- _The request_
Find each line with the word "this" and say how many there are, nothing else.

- _Supplied records_
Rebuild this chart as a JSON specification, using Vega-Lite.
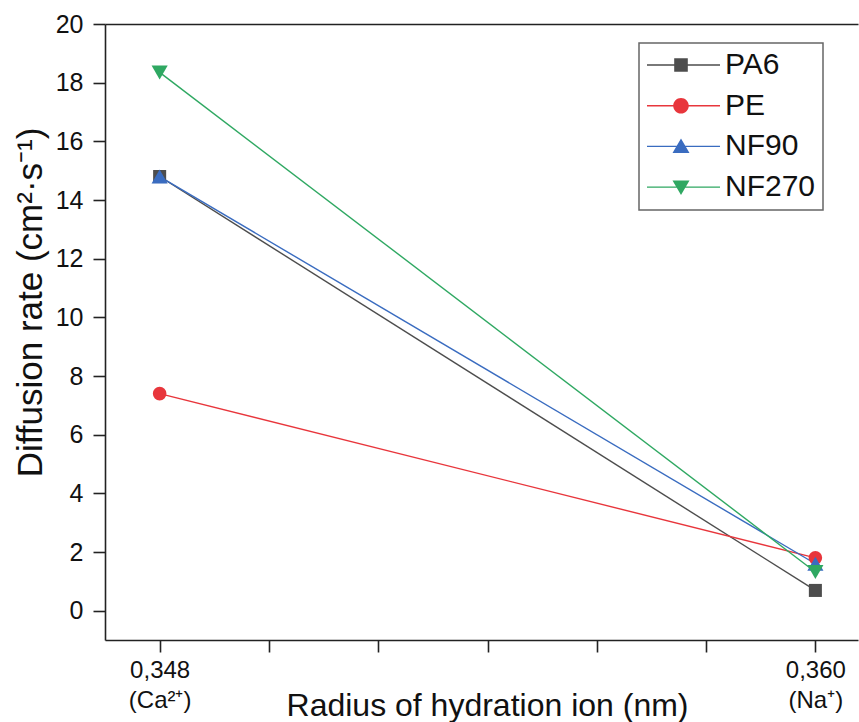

* * *

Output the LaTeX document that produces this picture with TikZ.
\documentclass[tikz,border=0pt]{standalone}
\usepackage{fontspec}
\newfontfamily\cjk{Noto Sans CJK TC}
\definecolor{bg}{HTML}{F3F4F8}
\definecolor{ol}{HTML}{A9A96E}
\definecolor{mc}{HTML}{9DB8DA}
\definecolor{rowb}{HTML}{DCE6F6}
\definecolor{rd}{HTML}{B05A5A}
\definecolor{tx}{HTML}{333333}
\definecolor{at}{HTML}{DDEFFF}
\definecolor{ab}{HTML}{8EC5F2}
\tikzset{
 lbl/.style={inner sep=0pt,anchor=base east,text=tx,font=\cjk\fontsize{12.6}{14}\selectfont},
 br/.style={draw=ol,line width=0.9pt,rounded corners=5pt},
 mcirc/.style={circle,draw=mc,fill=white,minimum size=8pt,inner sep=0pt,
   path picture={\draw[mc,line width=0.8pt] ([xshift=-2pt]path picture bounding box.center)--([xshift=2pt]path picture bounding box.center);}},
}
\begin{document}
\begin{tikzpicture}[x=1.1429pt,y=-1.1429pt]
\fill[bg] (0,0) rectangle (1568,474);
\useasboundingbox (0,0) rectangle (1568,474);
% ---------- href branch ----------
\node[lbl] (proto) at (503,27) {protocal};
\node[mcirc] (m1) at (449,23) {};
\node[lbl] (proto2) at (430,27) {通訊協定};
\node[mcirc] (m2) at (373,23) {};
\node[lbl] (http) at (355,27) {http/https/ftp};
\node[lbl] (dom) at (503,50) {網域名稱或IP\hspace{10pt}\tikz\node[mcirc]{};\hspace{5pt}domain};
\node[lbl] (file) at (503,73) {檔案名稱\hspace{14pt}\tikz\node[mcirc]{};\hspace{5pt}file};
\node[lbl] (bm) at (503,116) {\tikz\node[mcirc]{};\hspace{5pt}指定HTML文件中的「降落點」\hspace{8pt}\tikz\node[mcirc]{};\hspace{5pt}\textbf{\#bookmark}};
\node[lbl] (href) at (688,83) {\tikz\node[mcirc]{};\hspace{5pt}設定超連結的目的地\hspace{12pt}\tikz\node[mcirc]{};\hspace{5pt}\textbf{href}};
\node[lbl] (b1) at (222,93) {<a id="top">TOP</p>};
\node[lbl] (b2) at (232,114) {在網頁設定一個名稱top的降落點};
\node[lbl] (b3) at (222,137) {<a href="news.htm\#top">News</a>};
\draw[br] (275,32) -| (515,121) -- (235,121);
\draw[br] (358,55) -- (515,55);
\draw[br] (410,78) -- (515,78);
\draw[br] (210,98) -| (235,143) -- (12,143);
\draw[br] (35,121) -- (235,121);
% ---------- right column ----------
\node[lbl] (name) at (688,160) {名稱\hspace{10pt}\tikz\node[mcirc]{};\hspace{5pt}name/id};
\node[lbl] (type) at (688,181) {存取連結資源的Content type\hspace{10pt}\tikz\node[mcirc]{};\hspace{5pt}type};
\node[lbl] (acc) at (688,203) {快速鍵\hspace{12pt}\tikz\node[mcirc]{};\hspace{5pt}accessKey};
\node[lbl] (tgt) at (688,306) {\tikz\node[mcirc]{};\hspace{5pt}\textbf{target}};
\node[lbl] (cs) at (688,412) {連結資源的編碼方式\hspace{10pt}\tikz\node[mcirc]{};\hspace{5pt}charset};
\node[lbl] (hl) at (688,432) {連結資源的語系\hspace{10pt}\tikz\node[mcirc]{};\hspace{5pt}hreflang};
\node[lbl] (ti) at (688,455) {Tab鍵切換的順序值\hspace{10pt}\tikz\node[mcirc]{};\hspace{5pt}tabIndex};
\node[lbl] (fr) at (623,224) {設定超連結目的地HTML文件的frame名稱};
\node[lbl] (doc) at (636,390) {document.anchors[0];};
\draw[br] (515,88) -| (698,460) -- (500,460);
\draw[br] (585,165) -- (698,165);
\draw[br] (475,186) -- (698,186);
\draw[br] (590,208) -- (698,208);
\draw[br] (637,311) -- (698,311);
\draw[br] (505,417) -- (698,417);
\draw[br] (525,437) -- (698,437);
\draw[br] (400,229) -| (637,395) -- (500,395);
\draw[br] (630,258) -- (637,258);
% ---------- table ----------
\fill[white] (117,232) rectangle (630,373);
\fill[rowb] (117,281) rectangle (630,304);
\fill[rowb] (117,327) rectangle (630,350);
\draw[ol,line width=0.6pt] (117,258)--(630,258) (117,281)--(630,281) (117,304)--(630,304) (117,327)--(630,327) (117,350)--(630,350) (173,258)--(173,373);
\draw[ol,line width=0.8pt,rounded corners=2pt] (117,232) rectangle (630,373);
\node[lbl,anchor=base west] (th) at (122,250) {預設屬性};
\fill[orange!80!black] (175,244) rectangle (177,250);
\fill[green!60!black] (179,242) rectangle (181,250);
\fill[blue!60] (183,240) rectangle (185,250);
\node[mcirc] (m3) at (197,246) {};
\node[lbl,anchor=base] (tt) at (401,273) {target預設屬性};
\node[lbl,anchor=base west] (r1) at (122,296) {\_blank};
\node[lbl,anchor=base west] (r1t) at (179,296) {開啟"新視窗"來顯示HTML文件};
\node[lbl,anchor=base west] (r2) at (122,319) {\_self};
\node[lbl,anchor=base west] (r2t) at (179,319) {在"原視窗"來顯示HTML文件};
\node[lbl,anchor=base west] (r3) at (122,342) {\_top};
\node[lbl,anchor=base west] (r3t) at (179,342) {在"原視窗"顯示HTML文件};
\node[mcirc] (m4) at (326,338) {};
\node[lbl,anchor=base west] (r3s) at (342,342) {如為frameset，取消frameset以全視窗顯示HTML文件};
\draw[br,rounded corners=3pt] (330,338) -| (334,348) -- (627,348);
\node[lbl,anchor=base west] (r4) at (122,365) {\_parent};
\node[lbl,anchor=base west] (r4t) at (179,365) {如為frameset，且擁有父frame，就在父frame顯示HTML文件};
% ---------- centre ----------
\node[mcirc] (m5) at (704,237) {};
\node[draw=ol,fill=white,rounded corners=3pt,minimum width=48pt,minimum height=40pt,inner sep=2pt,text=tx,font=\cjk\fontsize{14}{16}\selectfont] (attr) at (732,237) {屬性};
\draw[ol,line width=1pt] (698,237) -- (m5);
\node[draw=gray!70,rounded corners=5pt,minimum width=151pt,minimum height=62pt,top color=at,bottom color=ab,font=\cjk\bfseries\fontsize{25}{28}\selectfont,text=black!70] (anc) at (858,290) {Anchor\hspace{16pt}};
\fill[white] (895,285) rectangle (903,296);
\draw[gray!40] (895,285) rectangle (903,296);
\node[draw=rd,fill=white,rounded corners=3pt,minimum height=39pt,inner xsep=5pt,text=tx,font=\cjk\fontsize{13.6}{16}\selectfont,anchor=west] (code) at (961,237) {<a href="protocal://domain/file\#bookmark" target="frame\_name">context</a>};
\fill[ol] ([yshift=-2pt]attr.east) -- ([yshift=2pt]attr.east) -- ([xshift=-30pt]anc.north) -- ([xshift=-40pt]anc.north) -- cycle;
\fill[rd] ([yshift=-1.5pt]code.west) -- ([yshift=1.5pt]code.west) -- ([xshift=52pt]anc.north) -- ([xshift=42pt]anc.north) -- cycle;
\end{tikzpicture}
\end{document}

- _Output_
2